Would you write out the listing verbatim and skip every picture in it?

[start of Available data]

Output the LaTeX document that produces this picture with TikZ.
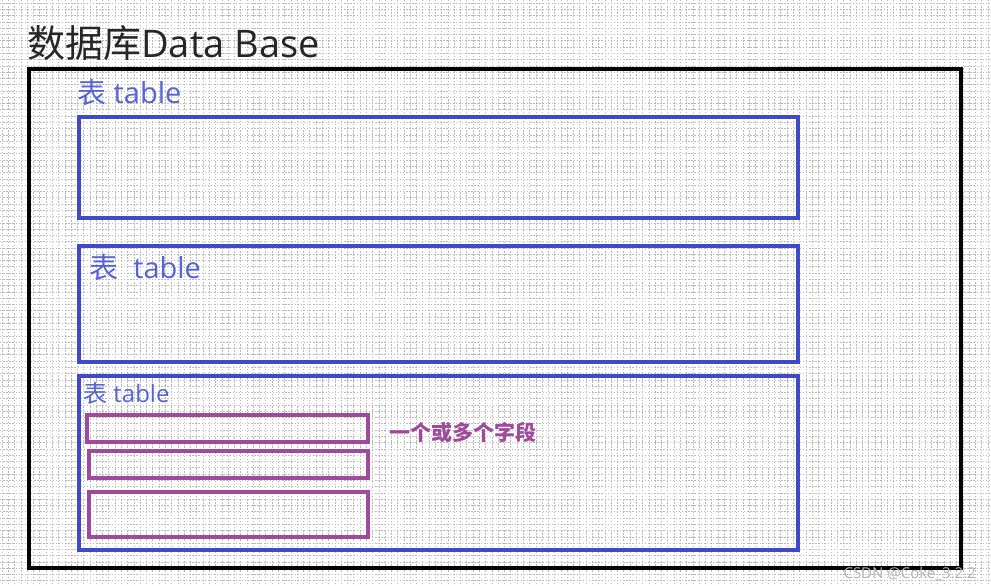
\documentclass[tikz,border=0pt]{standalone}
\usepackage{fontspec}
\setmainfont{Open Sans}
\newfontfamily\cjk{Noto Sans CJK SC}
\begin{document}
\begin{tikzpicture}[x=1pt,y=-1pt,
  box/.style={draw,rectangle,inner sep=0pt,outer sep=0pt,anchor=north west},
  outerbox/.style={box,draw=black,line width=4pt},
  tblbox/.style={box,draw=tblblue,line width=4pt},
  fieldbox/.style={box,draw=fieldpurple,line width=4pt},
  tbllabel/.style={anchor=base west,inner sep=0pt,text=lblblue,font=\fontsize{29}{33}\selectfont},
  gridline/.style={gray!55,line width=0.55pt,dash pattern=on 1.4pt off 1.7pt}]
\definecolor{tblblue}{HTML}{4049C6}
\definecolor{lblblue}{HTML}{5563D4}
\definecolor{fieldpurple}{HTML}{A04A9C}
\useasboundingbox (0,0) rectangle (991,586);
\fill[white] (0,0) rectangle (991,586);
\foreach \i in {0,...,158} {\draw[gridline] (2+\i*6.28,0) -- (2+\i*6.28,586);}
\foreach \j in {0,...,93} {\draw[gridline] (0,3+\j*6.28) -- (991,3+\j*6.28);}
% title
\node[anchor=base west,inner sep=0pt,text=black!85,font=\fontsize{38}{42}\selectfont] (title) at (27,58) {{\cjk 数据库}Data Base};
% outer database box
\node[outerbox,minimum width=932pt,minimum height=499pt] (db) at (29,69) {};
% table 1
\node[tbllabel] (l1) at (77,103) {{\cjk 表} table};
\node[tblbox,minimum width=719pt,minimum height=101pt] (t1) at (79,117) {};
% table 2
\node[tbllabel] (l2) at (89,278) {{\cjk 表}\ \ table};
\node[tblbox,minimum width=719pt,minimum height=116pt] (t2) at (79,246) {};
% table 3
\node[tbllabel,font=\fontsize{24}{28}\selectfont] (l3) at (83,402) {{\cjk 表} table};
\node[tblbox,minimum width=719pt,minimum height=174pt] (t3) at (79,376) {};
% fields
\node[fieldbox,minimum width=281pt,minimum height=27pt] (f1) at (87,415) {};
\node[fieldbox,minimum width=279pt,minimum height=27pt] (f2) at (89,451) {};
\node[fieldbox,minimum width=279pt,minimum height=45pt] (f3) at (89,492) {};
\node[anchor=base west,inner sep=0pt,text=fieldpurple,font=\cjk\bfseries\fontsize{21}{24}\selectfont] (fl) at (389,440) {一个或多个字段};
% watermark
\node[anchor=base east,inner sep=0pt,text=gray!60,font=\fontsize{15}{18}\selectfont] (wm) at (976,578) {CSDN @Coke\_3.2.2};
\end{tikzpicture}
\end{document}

[end of Available data]

:: Reply ::
Output the LaTeX document that produces this picture with TikZ.
\documentclass[tikz,border=0pt]{standalone}
\usepackage{fontspec}
\setmainfont{Open Sans}
\newfontfamily\cjk{Noto Sans CJK SC}
\begin{document}
\begin{tikzpicture}[x=1pt,y=-1pt,
  box/.style={draw,rectangle,inner sep=0pt,outer sep=0pt,anchor=north west},
  outerbox/.style={box,draw=black,line width=4pt},
  tblbox/.style={box,draw=tblblue,line width=4pt},
  fieldbox/.style={box,draw=fieldpurple,line width=4pt},
  tbllabel/.style={anchor=base west,inner sep=0pt,text=lblblue,font=\fontsize{29}{33}\selectfont},
  gridline/.style={gray!55,line width=0.55pt,dash pattern=on 1.4pt off 1.7pt}]
\definecolor{tblblue}{HTML}{4049C6}
\definecolor{lblblue}{HTML}{5563D4}
\definecolor{fieldpurple}{HTML}{A04A9C}
\useasboundingbox (0,0) rectangle (991,586);
\fill[white] (0,0) rectangle (991,586);
\foreach \i in {0,...,158} {\draw[gridline] (2+\i*6.28,0) -- (2+\i*6.28,586);}
\foreach \j in {0,...,93} {\draw[gridline] (0,3+\j*6.28) -- (991,3+\j*6.28);}
% title
\node[anchor=base west,inner sep=0pt,text=black!85,font=\fontsize{38}{42}\selectfont] (title) at (27,58) {{\cjk 数据库}Data Base};
% outer database box
\node[outerbox,minimum width=932pt,minimum height=499pt] (db) at (29,69) {};
% table 1
\node[tbllabel] (l1) at (77,103) {{\cjk 表} table};
\node[tblbox,minimum width=719pt,minimum height=101pt] (t1) at (79,117) {};
% table 2
\node[tbllabel] (l2) at (89,278) {{\cjk 表}\ \ table};
\node[tblbox,minimum width=719pt,minimum height=116pt] (t2) at (79,246) {};
% table 3
\node[tbllabel,font=\fontsize{24}{28}\selectfont] (l3) at (83,402) {{\cjk 表} table};
\node[tblbox,minimum width=719pt,minimum height=174pt] (t3) at (79,376) {};
% fields
\node[fieldbox,minimum width=281pt,minimum height=27pt] (f1) at (87,415) {};
\node[fieldbox,minimum width=279pt,minimum height=27pt] (f2) at (89,451) {};
\node[fieldbox,minimum width=279pt,minimum height=45pt] (f3) at (89,492) {};
\node[anchor=base west,inner sep=0pt,text=fieldpurple,font=\cjk\bfseries\fontsize{21}{24}\selectfont] (fl) at (389,440) {一个或多个字段};
% watermark
\node[anchor=base east,inner sep=0pt,text=gray!60,font=\fontsize{15}{18}\selectfont] (wm) at (976,578) {CSDN @Coke\_3.2.2};
\end{tikzpicture}
\end{document}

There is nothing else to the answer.